Philadelphia may have the deepest roster from top to bottom in the entire NFL. As long as Carson Wentz is healthy enough to keep feeding the ball to all of his potent targets, the Eagles are the deserving favorites to reach the Super Bowl from the NFC.
STAT OF THE WEEK
This one was mentioned in the latest Mahomes Report, and it’s awe-inspiring. After slicing and dicing the Jacksonville Jaguars’ defense on Sunday, including 313 yards passing in the first half, Patrick Mahomes now holds the record for the most yards and most touchdowns by any quarterback in their first 20 career games.
Mahomes owns those records despite only having 18 regular-season starts to his name.
The cycle of trying to reduce a player’s accomplishments by attributing their success to other entities has already begun with Mahomes (“Any quarterback would put up numbers with Andy Reid,” “He has the best supporting cast in the game,” etc.), but none of that actually cancels out the fact that his skills are already among the best in the business. Throwing for 5,759 yards and 53 touchdowns in just 18 games is downright silly, and he’s only going to get more dangerous as he gains experience.

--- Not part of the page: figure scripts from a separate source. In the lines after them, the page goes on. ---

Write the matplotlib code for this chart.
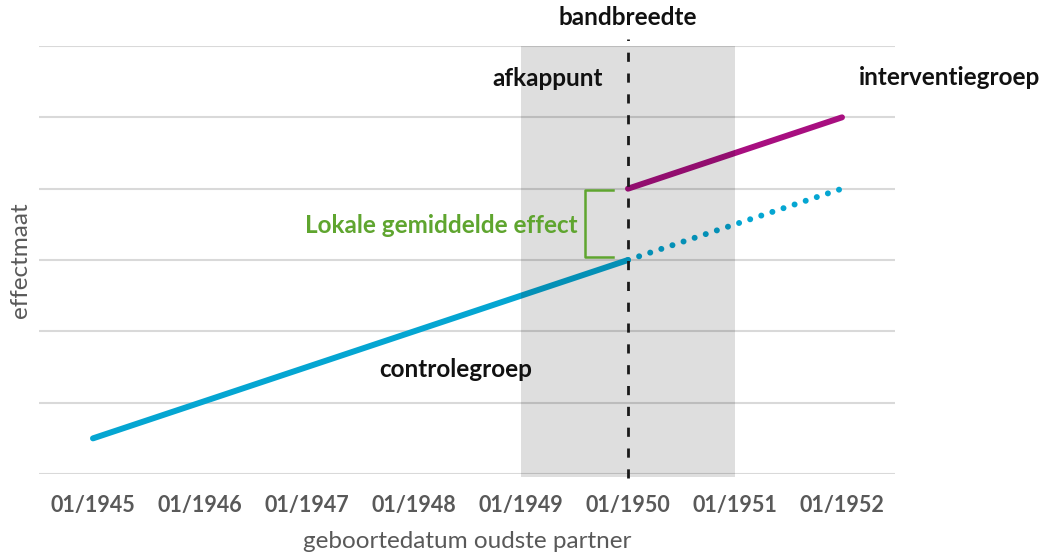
import matplotlib
matplotlib.use("Agg")
import matplotlib.pyplot as plt

# data
years = ['01/1945', '01/1946', '01/1947', '01/1948',
         '01/1949', '01/1950', '01/1951', '01/1952']
control_x = [0, 5]
control_y = [0.5, 3]
counterfactual_x = [5, 7]
counterfactual_y = [3, 4]
intervention_x = [5, 7]
intervention_y = [4, 5]
band = [4, 6]          # bandbreedte: 01/1949 - 01/1951
cutoff = 5             # afkappunt: 01/1950
y_ticks = [0, 1, 2, 3, 4, 5, 6]

CYAN = '#05A6D2'
MAGENTA = '#A80F80'
GREEN = '#5FA52F'
GREY_TXT = '#595959'

plt.rcParams['font.family'] = ['Lato', 'DejaVu Sans']

fig = plt.figure(figsize=(10.47, 5.59), dpi=100)
ax = fig.add_axes([0.0377, 0.152, 0.8176, 0.7657])

ax.set_xlim(-0.5, 7.5)
ax.set_ylim(0, 6)

# grid lines
for y in y_ticks:
    ax.axhline(y, color='#D9D9D9', lw=1.5, zorder=1)

# lines
ax.plot(control_x, control_y, color=CYAN, lw=4.3,
        solid_capstyle='round', zorder=2)
ax.plot(counterfactual_x, counterfactual_y, color=CYAN, lw=4.3,
        linestyle=(0, (0.01, 1.95)), dash_capstyle='round', zorder=2)
ax.plot(intervention_x, intervention_y, color=MAGENTA, lw=4.3,
        solid_capstyle='round', zorder=2)

# band overlay (on top of lines, semi transparent)
ax.fill_between(band, [-0.04, -0.04], [6, 6], color='black', alpha=0.13,
                lw=0, zorder=3, clip_on=False)

# cutoff dashed line
ax.plot([cutoff, cutoff], [-0.06, 6.1], color='#1A1A1A', lw=2,
        linestyle=(0, (3.3, 4.2)), zorder=4, clip_on=False)

# bracket for local average effect
bx = 4.6
ax.plot([4.86, bx, bx, 4.86], [3.98, 3.98, 3.04, 3.04], color=GREEN,
        lw=1.8, zorder=5, solid_joinstyle='round')

# annotations
ax.text(cutoff, 6.4, 'bandbreedte', ha='center', va='center',
        fontsize=17.5, fontweight='bold', color='#111111', zorder=6,
        clip_on=False)
ax.text(4.25, 5.55, 'afkappunt', ha='center', va='center',
        fontsize=17.5, fontweight='bold', color='#111111', zorder=6)
ax.text(8.0, 5.56, 'interventiegroep', ha='center', va='center',
        fontsize=17.5, fontweight='bold', color='#111111', zorder=6,
        clip_on=False)
ax.text(4.53, 3.49, 'Lokale gemiddelde effect', ha='right', va='center',
        fontsize=17.5, fontweight='bold', color=GREEN, zorder=6)
ax.text(3.39, 1.47, 'controlegroep', ha='center', va='center',
        fontsize=17.5, fontweight='bold', color='#111111', zorder=6)

# axes styling
ax.set_xticks(range(len(years)))
ax.set_xticklabels(years, fontsize=15.5, fontweight='bold', color=GREY_TXT)
ax.set_yticks([])
ax.tick_params(axis='x', length=0, pad=15)
for s in ax.spines.values():
    s.set_visible(False)

ax.set_xlabel('geboortedatum oudste partner', fontsize=17.5,
              color=GREY_TXT, labelpad=11)
ax.set_ylabel('effectmaat', fontsize=17.5, color=GREY_TXT, labelpad=6)

fig.savefig('out.png', dpi=100)
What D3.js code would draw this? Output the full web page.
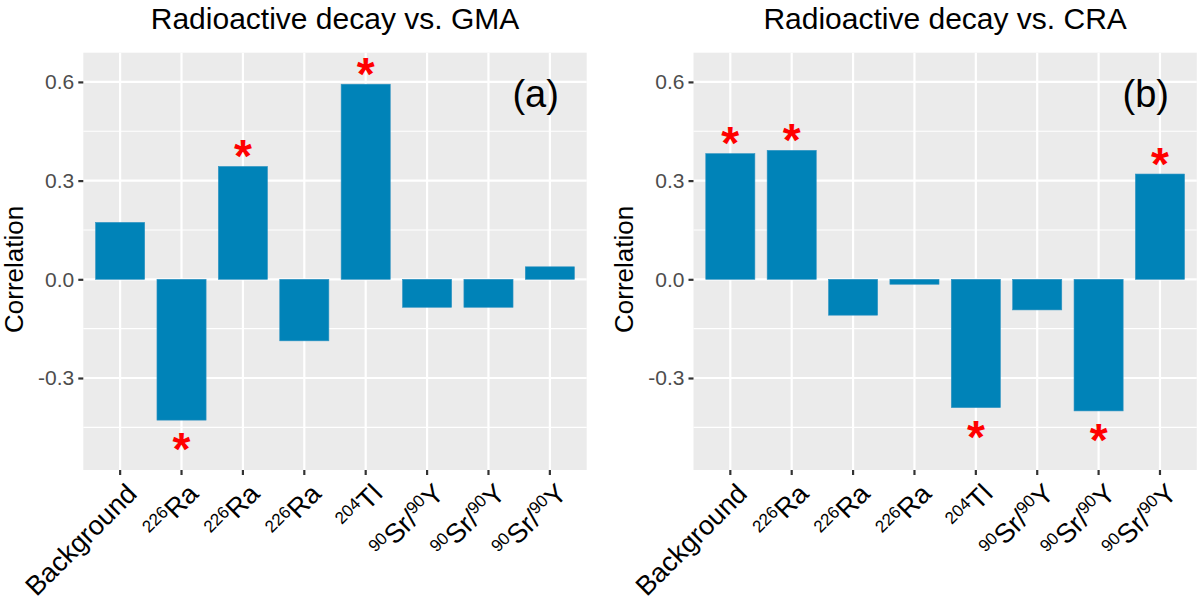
<!DOCTYPE html>
<html>
<head>
<meta charset="utf-8">
<script src="https://cdn.jsdelivr.net/npm/d3@7"></script>
<style>
  body { margin: 0; background: #fff; }
  text { font-family: "Liberation Sans", Arial, sans-serif; }
</style>
</head>
<body>
<div id="chart"></div>
<script>
// Categories (second item true = superscript)
const categories = [
    [["Background", false]],
    [["226", true], ["Ra", false]],
    [["226", true], ["Ra", false]],
    [["226", true], ["Ra", false]],
    [["204", true], ["Tl", false]],
    [["90", true], ["Sr/", false], ["90", true], ["Y", false]],
    [["90", true], ["Sr/", false], ["90", true], ["Y", false]],
    [["90", true], ["Sr/", false], ["90", true], ["Y", false]]
];

// Correlation values
const gmaValues = [0.173, -0.428, 0.343, -0.187, 0.593, -0.085, -0.085, 0.038];
const craValues = [0.382, 0.392, -0.109, -0.015, -0.390, -0.093, -0.400, 0.320];

// Significance (red asterisk)
const gmaSig = [false, true, true, false, true, false, false, false];
const craSig = [true, true, false, false, true, false, true, true];

const yTicks = [-0.3, 0.0, 0.3, 0.6];
const yMinor = [-0.45, -0.15, 0.15, 0.45];

const panels = [
    {title: "Radioactive decay vs. GMA", tag: "(a)", values: gmaValues, sig: gmaSig, left: 83.3, right: 586.7},
    {title: "Radioactive decay vs. CRA", tag: "(b)", values: craValues, sig: craSig, left: 693.5, right: 1196.8}
];

const width = 1200, height = 609;
const plotTop = 52.7, plotBottom = 470;

var svg = d3.select("#chart").append("svg")
    .attr("width", width)
    .attr("height", height);

var y = d3.scaleLinear()
    .domain([-0.5796, 0.6888])
    .range([plotBottom, plotTop]);

panels.forEach(p => {
    var g = svg.append("g");

    // ggplot style: bar width 0.8, 0.6 expansion each side
    var x = d3.scaleBand()
        .domain(d3.range(categories.length))
        .range([p.left, p.right])
        .paddingInner(0.2)
        .paddingOuter(0.2);

    // band centers
    var xc = i => x(i) + x.bandwidth() / 2;

    // Panel background
    g.append("rect")
        .attr("x", p.left).attr("y", plotTop)
        .attr("width", p.right - p.left).attr("height", plotBottom - plotTop)
        .attr("fill", "#ebebeb");

    // Minor grid
    g.selectAll(".minor").data(yMinor).enter().append("line")
        .attr("x1", p.left).attr("x2", p.right)
        .attr("y1", d => y(d)).attr("y2", d => y(d))
        .attr("stroke", "#fff").attr("stroke-width", 1.1);

    // Major grid
    g.selectAll(".major").data(yTicks).enter().append("line")
        .attr("x1", p.left).attr("x2", p.right)
        .attr("y1", d => y(d)).attr("y2", d => y(d))
        .attr("stroke", "#fff").attr("stroke-width", 2.2);

    g.selectAll(".vgrid").data(d3.range(categories.length)).enter().append("line")
        .attr("x1", d => xc(d)).attr("x2", d => xc(d))
        .attr("y1", plotTop).attr("y2", plotBottom)
        .attr("stroke", "#fff").attr("stroke-width", 2.2);

    // Bars
    g.selectAll(".bar").data(p.values).enter().append("rect")
        .attr("x", (d, i) => x(i))
        .attr("width", x.bandwidth())
        .attr("y", d => y(Math.max(0, d)))
        .attr("height", d => Math.abs(y(d) - y(0)))
        .attr("fill", "#0083b8")
        .attr("stroke", "#2f93c2")
        .attr("stroke-width", 0.6);

    // Asterisks (glyph centre about 0.555em above baseline)
    g.selectAll(".star").data(p.values.map((v, i) => ({v: v, i: i})).filter(d => p.sig[d.i]))
        .enter().append("text")
        .attr("x", d => xc(d.i))
        .attr("y", d => y(d.v + (d.v > 0 ? 0.06 : -0.06)) + 25.5)
        .attr("text-anchor", "middle")
        .attr("font-size", "46px")
        .attr("font-weight", "bold")
        .attr("fill", "#ff0000")
        .text("*");

    // Y axis
    var yAxis = g.append("g")
        .attr("transform", "translate(" + p.left + ",0)")
        .call(d3.axisLeft(y).tickValues(yTicks).tickFormat(d3.format(".1f")).tickSize(5).tickPadding(4));
    yAxis.select(".domain").remove();
    yAxis.selectAll(".tick line").attr("stroke", "#333").attr("stroke-width", 2.2);
    yAxis.selectAll(".tick text")
        .attr("font-size", "21px")
        .attr("fill", "#4d4d4d")
        .attr("font-family", "Liberation Sans, Arial, sans-serif")
        .text(d => d3.format(".1f")(d).replace("−", "-"));

    // X ticks
    g.selectAll(".xtick").data(d3.range(categories.length)).enter().append("line")
        .attr("x1", d => xc(d)).attr("x2", d => xc(d))
        .attr("y1", plotBottom).attr("y2", plotBottom + 5)
        .attr("stroke", "#333").attr("stroke-width", 2.2);

    // X labels, rotated 45 degrees
    categories.forEach((parts, i) => {
        var t = g.append("text")
            .attr("transform", "translate(" + (xc(i) + 4) + "," + (plotBottom + 11) + ") rotate(-45)")
            .attr("text-anchor", "end")
            .attr("dy", "0.75em")
            .attr("font-size", "27px")
            .attr("fill", "#000");
        parts.forEach(part => {
            var s = t.append("tspan").text(part[0]);
            if (part[1]) s.attr("font-size", "17px").style("baseline-shift", "9px");
        });
    });

    // Y label
    g.append("text")
        .attr("transform", "translate(" + (p.left - 60.5) + "," + ((plotTop + plotBottom) / 2 + 8) + ") rotate(-90)")
        .attr("text-anchor", "middle")
        .attr("font-size", "26px")
        .attr("fill", "#000")
        .text("Correlation");

    // Title
    g.append("text")
        .attr("x", (p.left + p.right) / 2)
        .attr("y", 29)
        .attr("text-anchor", "middle")
        .attr("font-size", "30px")
        .attr("fill", "#000")
        .text(p.title);

    // Panel tag
    g.append("text")
        .attr("x", p.right - 51)
        .attr("y", 107)
        .attr("text-anchor", "middle")
        .attr("font-size", "38px")
        .attr("fill", "#000")
        .text(p.tag);
});
</script>
</body>
</html>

WEEKLY RANKING: TOP 5 SPIN ZONES FOR TEAMS THAT STUMBLED OUT OF THE GATE
- Cleveland Browns – After the most disappointing season opener in relation to expectations, you’re hurtling toward “everyone doubts you” status already, which is where Baker Mayfield thrives.
- Tampa Bay Buccaneers – You likely won’t be worse than the Dolphins, meaning you probably won’t be able to draft Tua Tagovailoa, but draft analysts are high on both Justin Herbert and Jake Fromm.
- Chicago Bears – Your franchise’s entire history is filled with elite defenses dragging mediocre quarterbacks through the season, and you’ve reached the playoffs with that model plenty of times.
- Carolina Panthers – It’s an odd-numbered year, which is when your team has historically had most of its success.
- Detroit Lions – Your coach is a rocket scientist, so there’s a chance he’s smart enough not to use timeouts at the dumbest possible times going forward like he did this week.